[Start of Supplied data]

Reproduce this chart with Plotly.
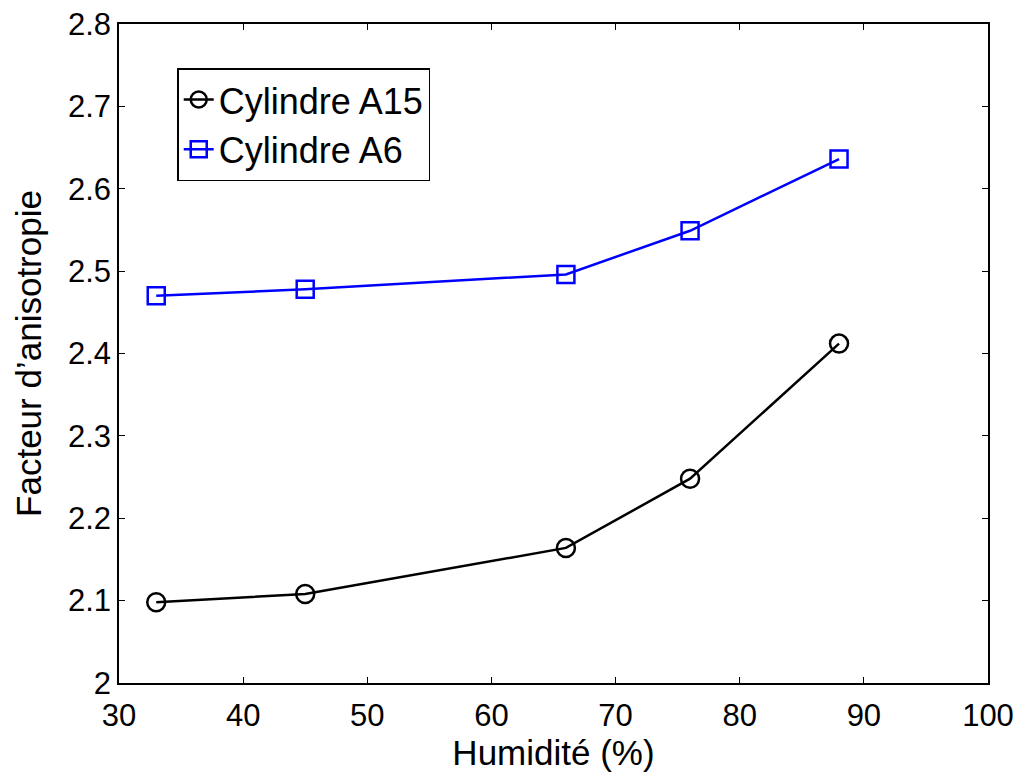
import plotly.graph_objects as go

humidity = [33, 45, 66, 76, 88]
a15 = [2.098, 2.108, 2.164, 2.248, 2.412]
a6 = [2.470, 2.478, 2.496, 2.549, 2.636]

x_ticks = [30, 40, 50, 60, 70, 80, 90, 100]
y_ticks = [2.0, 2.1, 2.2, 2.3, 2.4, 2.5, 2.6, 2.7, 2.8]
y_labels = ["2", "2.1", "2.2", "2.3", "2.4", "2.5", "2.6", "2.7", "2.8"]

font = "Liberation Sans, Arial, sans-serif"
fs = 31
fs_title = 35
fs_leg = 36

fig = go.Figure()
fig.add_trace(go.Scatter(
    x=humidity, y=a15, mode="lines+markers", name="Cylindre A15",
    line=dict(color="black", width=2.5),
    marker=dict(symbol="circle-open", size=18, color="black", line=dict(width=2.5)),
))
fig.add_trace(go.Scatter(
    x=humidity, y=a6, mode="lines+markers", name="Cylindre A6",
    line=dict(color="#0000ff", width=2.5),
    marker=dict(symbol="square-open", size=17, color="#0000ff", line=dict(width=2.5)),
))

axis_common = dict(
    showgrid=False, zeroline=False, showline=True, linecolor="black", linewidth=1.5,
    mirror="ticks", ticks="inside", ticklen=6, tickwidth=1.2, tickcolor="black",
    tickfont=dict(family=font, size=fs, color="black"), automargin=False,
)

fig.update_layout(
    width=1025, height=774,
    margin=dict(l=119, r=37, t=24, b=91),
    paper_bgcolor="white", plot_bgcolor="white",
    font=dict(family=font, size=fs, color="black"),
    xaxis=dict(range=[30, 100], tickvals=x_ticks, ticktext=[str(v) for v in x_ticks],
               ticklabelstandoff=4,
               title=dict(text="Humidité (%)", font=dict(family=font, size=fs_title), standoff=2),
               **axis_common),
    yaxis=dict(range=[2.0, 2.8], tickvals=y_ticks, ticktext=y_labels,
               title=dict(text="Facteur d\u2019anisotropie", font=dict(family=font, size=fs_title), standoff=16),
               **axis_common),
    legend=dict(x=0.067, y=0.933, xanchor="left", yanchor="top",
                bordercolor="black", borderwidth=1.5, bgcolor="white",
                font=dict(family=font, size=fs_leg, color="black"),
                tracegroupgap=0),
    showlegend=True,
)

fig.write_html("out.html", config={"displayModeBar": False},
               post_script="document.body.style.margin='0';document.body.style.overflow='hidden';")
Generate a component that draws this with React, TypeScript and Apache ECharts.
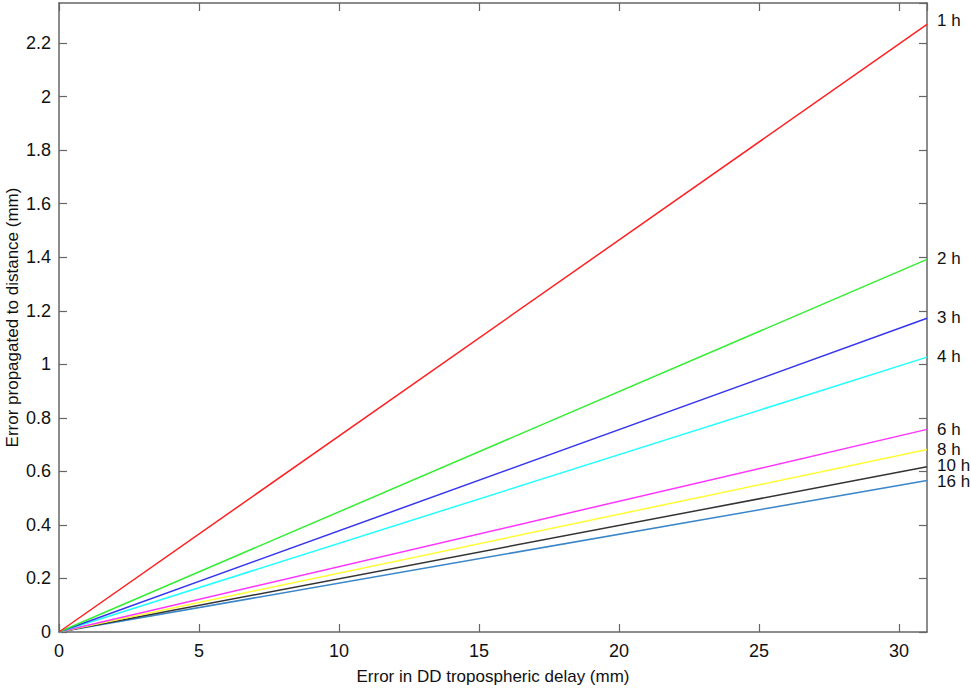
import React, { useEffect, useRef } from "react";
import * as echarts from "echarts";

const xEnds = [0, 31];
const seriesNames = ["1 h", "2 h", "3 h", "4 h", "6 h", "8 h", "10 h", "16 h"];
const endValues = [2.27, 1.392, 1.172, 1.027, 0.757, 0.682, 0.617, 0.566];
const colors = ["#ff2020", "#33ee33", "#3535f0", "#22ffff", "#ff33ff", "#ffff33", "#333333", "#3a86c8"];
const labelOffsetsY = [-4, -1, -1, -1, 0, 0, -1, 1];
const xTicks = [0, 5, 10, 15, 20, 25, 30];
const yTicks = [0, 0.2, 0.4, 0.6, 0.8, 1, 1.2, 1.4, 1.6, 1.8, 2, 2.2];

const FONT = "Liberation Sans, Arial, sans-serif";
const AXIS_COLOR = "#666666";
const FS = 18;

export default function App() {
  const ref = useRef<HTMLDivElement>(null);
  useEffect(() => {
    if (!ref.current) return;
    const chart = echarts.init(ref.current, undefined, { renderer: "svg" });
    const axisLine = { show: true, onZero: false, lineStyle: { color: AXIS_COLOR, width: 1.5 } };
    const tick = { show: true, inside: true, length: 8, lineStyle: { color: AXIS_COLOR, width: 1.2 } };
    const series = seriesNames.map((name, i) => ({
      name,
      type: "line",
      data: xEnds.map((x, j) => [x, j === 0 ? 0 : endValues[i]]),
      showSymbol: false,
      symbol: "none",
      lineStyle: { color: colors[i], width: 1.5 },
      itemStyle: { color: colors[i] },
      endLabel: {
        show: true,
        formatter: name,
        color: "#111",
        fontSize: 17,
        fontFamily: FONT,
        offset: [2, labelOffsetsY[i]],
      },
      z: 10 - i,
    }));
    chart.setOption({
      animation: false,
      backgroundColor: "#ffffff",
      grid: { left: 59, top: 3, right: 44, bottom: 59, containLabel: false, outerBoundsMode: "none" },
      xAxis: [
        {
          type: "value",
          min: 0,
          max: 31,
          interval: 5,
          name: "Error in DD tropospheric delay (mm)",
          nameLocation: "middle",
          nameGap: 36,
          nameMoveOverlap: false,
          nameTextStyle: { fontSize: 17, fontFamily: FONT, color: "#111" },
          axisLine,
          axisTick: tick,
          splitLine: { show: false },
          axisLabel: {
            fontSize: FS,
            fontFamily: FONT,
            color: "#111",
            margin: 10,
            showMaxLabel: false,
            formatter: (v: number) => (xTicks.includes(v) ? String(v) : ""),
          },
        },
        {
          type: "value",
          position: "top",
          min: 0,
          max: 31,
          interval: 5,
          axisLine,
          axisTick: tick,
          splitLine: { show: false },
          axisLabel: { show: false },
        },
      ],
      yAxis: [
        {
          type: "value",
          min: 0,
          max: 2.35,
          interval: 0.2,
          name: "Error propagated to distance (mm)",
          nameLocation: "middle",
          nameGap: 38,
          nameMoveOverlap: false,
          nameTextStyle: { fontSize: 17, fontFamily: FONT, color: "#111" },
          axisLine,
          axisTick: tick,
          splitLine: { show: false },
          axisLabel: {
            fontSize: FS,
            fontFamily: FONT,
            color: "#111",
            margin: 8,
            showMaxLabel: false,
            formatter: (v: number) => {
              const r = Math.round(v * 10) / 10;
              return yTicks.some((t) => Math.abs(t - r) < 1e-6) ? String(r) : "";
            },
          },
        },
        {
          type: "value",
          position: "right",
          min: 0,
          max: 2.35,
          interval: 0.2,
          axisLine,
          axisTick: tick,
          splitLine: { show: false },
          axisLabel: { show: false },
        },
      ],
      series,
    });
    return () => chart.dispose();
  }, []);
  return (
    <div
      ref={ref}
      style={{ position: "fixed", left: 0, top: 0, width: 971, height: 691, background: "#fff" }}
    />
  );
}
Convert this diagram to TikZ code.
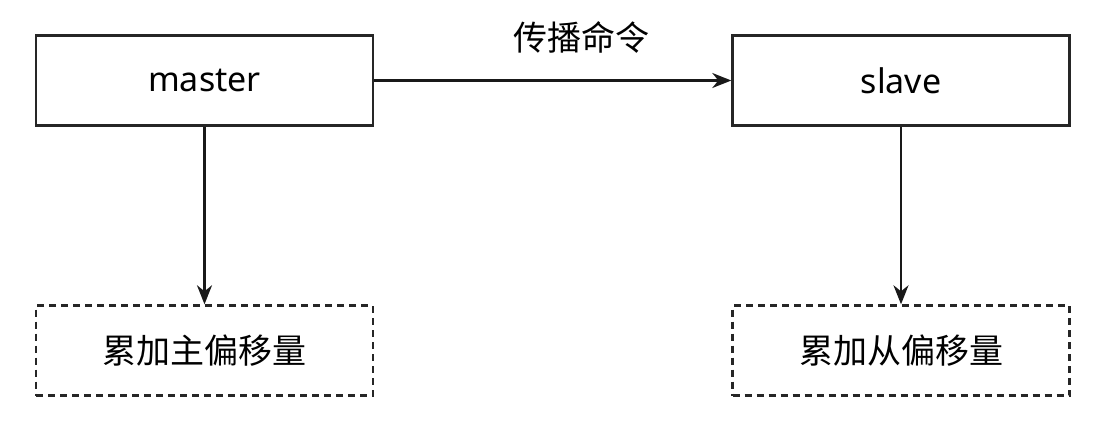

[End of Supplied data]

▶ _Exercise requirements_
Copy all lines from the material that include "with".

▶ _Response below_
Reproduce this chart with Plotly.
Generate a component that draws this with React, TypeScript and Apache ECharts.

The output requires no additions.